For example, the authors of a recent report on sodium levels in fast food failed to note that in many countries (the Mediterranean region, Asia), salt consumption is higher than in the United States and so is life expectancy and general health. Asian fish sauce and soy sauce, contain very high levels of sodium, but they don't seem to be harmful or detrimental to longevity. So why, we can only ask, do American scientists make Morton's salt the bogey-man?

I suggest that it's this country's prohibitionist mentality. We see a problem like public drunkenness and outlaw liquor. (On the other hand, we don't respond to violent lawlessness by outlawing firearms.) We see obesity, and impose draconian measures to limit salt (or, in New York City, proposing to limit the serving size of sugary drinks).

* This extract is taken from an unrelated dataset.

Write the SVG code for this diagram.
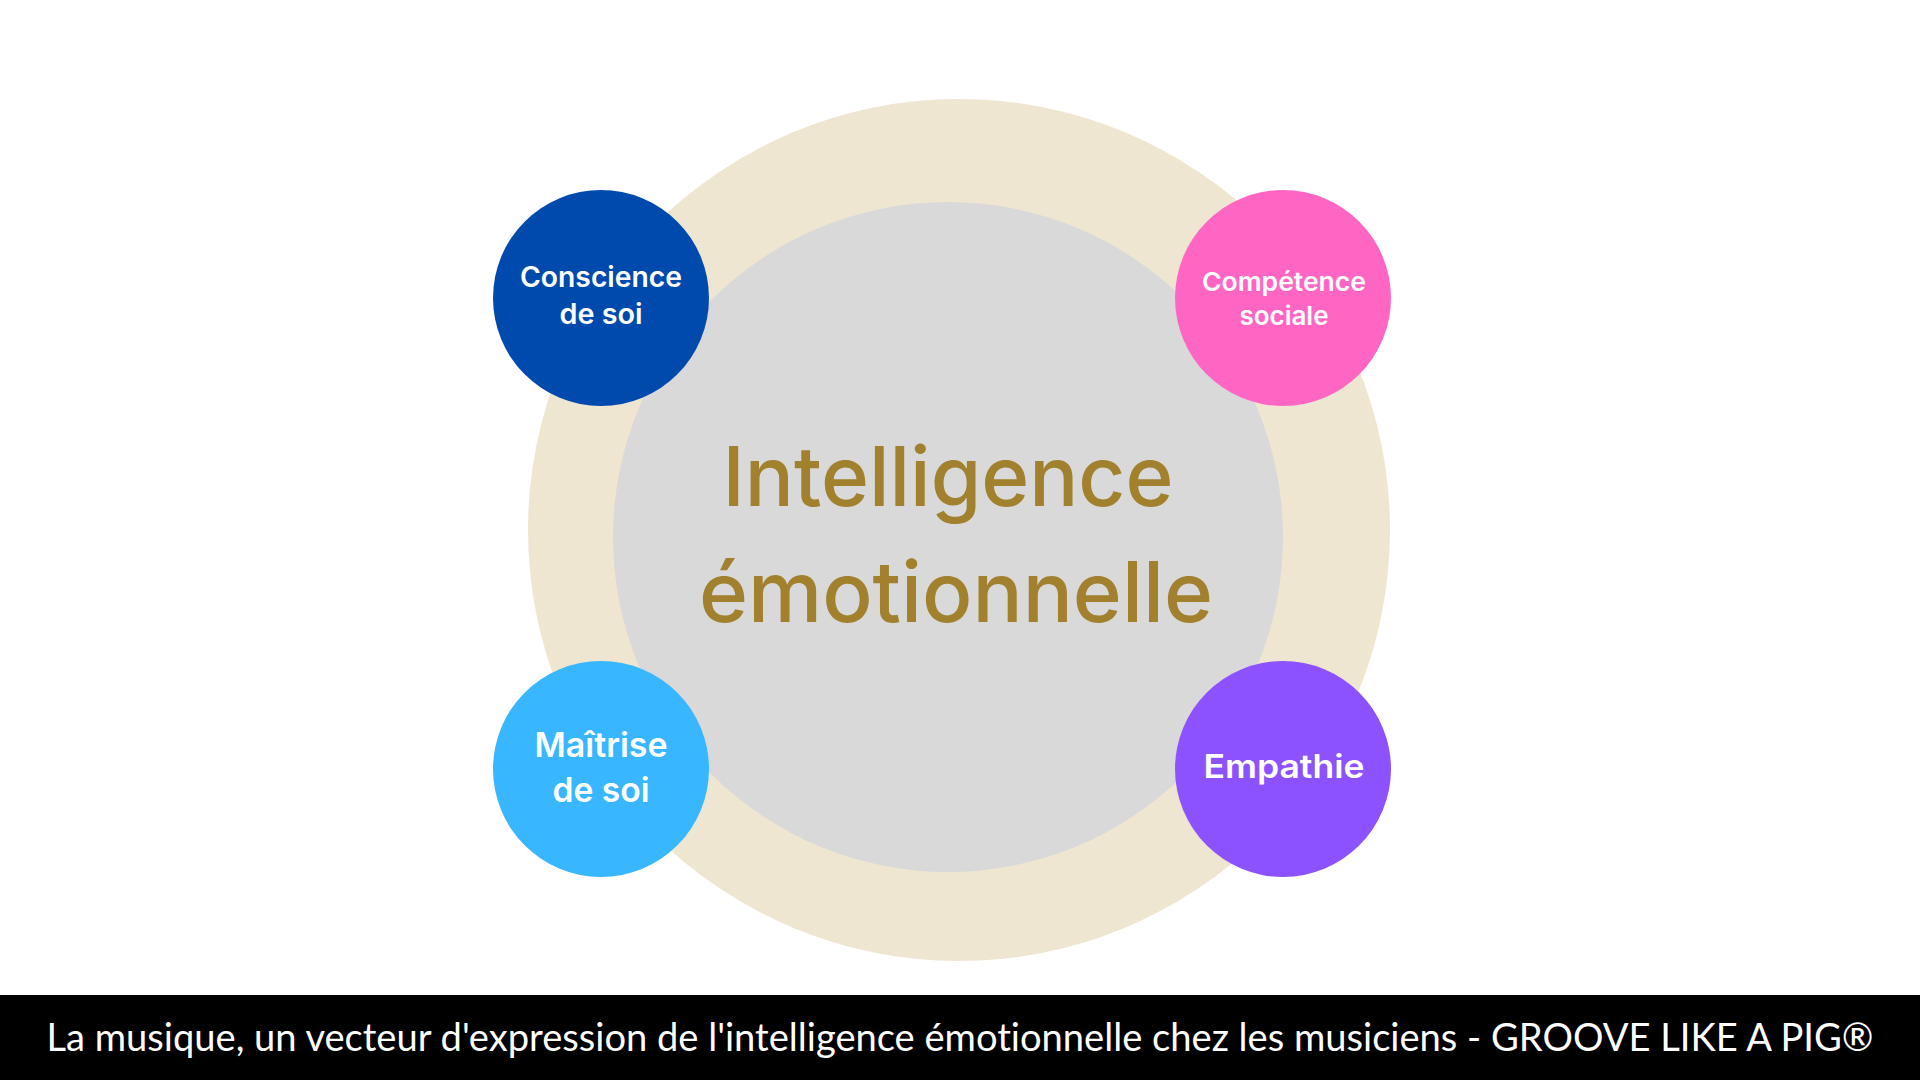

We fail to recognize that salt has a valuable function, not just as a preservative of foods like fish and meat but as a vital dietary ingredient that also happens to enhance the taste of food. Untamed animals travel far to reach a salt lick. Romans sometimes paid their soldiers in salt. A decade ago, Mark Kurlansky wrote an enthralling book titled, simply, Salt, which argues that the quest for salt is responsible for much of the world's history.

"Americans are afraid of salt," laments Enza Sorrentino, whose full-flavored Sicilian dishes at her eponymous restaurants on Queen Anne were more than once described as "too salty" by customers with palates accustomed to bland American sauces. Or worse: covering salty flavors with gobs of cream-based sauces. "Troppo panna!" says Enza. Too much cream.

Cooking pasta in water with the salinity of the ocean, as is done throughout the Mediterranean, requires two tablespoons of salt per liter, but few American cooks would add half a cup of salt into a gallon of boiling water. Very little of the salt gets into the spaghetti, mind you, but there's a psychological barrier that's hard to overcome.

Yet a well-made pasta puttanesca is full of salty (and flavorful) ingredients. In addition to the noodles, there's salt in the tomato sauce, in the anchovies, in the olives, in the capers. There's salt in cured meats: the pancetta of a spaghetti carbonara, the guanciale (pork cheeks) of an amatriciana.

But it's not as if Sicilians (or Italians in general) deliberately add salt. To the contrary, they never, ever put salty, creamy butter on fish; just a squeeze of lemon. Basta!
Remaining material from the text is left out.